What you are asked to do: Read the records below. Copy each line where the string "this" occurs.

Dataset records:

★ ★ ★ ★ ★

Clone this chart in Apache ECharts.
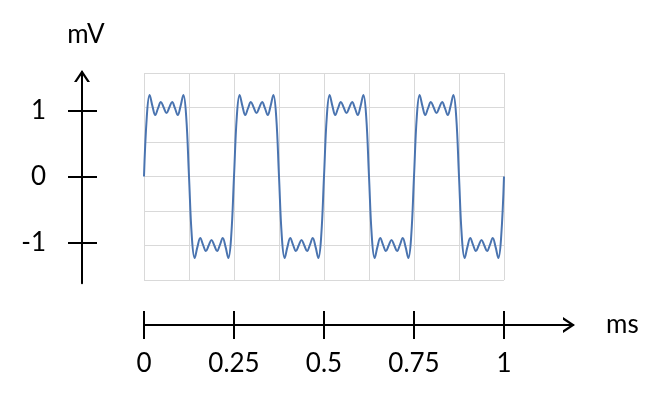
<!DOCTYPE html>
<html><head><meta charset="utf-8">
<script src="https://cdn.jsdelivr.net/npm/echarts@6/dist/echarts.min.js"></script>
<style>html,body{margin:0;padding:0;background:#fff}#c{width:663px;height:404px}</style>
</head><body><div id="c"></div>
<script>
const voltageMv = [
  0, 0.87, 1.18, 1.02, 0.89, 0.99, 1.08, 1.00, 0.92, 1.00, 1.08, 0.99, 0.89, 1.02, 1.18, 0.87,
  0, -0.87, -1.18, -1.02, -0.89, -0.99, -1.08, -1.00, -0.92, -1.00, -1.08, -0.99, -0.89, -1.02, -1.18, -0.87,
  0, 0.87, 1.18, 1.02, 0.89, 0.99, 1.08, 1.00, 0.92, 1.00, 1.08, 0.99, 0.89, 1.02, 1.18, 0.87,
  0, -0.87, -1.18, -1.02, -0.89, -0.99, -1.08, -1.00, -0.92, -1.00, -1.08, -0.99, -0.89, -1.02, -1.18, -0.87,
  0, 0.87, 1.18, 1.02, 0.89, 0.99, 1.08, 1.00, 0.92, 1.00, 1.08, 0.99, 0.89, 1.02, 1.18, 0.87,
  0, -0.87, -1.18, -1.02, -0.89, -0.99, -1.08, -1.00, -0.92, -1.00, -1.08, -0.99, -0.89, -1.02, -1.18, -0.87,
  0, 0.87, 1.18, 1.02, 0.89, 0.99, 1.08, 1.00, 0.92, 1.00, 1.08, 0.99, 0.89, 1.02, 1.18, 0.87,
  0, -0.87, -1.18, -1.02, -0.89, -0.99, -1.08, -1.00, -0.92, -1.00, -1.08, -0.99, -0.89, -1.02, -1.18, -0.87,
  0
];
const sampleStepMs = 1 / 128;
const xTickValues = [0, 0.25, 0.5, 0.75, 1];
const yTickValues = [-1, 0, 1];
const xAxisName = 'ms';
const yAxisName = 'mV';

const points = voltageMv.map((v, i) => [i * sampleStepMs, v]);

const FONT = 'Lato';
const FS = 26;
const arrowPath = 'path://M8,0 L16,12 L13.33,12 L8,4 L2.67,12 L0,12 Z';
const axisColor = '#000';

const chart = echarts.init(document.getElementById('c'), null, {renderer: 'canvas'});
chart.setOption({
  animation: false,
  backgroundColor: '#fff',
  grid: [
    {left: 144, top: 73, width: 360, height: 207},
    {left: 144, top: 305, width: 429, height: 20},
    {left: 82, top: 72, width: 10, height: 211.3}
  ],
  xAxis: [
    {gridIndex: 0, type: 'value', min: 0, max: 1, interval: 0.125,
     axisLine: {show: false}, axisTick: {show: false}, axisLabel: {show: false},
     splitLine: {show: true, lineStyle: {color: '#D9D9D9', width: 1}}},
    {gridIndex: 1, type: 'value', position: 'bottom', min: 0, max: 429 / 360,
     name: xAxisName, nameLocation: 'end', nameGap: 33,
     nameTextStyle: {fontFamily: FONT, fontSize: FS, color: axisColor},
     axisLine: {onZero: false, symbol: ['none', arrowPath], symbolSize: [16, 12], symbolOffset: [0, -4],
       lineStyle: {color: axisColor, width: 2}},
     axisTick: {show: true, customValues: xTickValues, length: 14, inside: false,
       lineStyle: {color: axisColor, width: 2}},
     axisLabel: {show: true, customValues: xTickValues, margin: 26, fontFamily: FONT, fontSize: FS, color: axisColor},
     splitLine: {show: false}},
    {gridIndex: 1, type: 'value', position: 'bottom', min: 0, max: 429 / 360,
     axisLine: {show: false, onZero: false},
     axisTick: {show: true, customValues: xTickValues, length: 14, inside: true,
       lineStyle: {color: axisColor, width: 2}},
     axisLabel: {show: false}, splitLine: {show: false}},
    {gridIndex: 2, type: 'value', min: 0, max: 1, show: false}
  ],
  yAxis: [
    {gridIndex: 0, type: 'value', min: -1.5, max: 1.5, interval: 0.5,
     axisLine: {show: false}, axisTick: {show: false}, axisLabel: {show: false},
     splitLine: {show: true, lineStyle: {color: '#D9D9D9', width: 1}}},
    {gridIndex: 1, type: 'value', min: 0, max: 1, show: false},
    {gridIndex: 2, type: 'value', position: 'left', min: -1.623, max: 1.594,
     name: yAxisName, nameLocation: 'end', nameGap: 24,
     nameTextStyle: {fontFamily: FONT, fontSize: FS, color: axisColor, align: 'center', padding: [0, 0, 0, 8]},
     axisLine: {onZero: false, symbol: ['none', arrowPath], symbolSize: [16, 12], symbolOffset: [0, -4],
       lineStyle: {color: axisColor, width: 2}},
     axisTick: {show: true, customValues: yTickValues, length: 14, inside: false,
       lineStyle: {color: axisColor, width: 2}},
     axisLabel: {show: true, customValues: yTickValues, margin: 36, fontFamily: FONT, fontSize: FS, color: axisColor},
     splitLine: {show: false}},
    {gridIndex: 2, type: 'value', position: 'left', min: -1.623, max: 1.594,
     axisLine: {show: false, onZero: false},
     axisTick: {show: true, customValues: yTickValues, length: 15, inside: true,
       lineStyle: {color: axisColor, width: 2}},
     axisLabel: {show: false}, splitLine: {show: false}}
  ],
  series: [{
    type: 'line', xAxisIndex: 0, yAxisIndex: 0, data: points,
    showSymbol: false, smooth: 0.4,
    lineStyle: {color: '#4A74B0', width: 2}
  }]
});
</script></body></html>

★ ★ ★ ★ ★

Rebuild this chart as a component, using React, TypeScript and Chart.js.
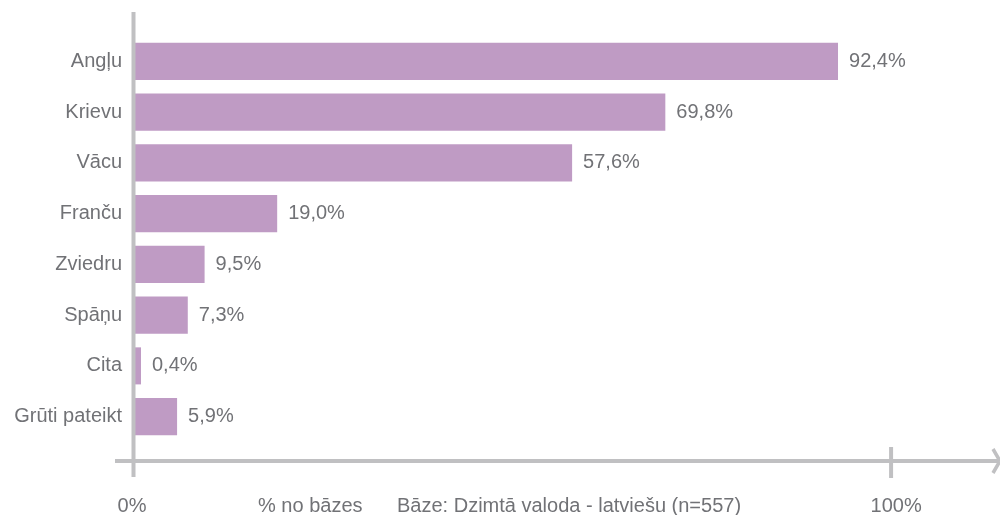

★ ★ ★ ★ ★

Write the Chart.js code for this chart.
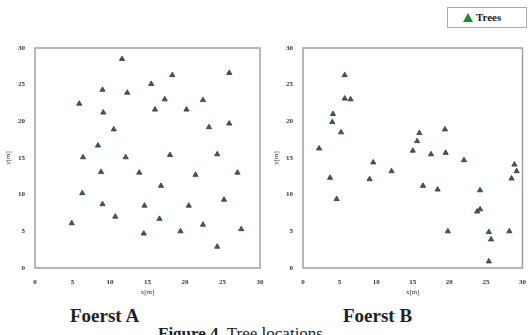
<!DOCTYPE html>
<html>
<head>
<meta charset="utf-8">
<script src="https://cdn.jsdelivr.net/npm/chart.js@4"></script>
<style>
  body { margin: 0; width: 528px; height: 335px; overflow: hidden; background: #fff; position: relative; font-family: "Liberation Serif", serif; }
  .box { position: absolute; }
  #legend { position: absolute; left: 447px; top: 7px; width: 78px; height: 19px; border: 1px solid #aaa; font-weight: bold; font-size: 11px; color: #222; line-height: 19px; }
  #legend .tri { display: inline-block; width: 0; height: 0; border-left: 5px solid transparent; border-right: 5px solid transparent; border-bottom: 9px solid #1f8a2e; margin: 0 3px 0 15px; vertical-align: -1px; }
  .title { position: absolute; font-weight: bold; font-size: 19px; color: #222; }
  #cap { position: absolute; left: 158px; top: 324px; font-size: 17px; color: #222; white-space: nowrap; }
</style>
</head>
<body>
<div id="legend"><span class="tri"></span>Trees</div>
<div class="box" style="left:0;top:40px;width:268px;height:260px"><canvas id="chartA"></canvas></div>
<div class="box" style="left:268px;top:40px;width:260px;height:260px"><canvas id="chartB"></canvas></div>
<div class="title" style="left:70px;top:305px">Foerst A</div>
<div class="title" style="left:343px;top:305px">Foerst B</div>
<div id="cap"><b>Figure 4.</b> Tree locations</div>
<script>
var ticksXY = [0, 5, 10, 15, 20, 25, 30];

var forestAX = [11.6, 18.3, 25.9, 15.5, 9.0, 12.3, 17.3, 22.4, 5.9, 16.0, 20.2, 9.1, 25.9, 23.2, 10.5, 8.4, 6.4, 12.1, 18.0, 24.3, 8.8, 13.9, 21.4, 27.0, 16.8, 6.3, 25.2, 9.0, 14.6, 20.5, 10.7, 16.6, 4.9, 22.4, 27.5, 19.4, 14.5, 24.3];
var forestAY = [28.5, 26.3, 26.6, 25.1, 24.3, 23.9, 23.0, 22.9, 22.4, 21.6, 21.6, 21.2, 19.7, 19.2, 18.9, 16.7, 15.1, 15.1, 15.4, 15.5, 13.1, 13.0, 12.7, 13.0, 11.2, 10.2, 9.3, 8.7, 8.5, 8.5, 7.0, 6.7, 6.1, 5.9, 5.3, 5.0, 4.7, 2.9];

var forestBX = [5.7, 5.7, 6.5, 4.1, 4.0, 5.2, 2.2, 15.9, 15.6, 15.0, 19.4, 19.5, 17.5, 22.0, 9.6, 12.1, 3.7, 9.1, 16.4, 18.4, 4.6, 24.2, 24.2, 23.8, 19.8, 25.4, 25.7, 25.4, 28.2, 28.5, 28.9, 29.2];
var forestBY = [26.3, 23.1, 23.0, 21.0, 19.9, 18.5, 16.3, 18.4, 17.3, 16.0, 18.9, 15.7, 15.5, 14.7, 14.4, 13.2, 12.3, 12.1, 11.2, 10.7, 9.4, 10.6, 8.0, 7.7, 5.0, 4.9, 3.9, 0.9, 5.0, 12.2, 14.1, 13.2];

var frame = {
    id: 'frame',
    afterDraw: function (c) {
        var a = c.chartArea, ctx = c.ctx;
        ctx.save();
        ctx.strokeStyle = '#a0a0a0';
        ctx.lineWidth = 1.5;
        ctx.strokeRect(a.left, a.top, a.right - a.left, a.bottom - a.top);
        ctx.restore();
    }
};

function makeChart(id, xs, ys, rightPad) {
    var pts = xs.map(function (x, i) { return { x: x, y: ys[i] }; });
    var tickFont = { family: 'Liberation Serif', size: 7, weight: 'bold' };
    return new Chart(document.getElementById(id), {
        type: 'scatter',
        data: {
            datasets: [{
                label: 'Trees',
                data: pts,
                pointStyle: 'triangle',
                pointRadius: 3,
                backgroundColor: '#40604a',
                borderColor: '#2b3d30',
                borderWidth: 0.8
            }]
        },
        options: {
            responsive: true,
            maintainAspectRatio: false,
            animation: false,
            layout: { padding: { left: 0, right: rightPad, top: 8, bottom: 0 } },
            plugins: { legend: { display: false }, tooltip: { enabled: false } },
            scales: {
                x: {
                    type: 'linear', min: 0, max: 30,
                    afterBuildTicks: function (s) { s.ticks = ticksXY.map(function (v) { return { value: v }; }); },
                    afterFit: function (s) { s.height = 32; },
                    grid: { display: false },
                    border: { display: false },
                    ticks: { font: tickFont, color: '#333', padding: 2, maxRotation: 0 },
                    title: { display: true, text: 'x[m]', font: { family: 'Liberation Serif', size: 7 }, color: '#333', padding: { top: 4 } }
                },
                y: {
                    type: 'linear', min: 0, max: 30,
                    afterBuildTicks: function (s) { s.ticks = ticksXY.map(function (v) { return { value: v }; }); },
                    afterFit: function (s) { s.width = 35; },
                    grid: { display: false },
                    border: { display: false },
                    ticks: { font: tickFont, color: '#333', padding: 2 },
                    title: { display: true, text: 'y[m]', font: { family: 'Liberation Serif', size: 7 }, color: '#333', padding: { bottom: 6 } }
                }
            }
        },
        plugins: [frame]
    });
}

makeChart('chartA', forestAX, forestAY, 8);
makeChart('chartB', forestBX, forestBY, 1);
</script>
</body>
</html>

★ ★ ★ ★ ★

Exercise output:
Clone this chart in Apache ECharts.
Rebuild this chart as a component, using React, TypeScript and Chart.js.
Write the Chart.js code for this chart.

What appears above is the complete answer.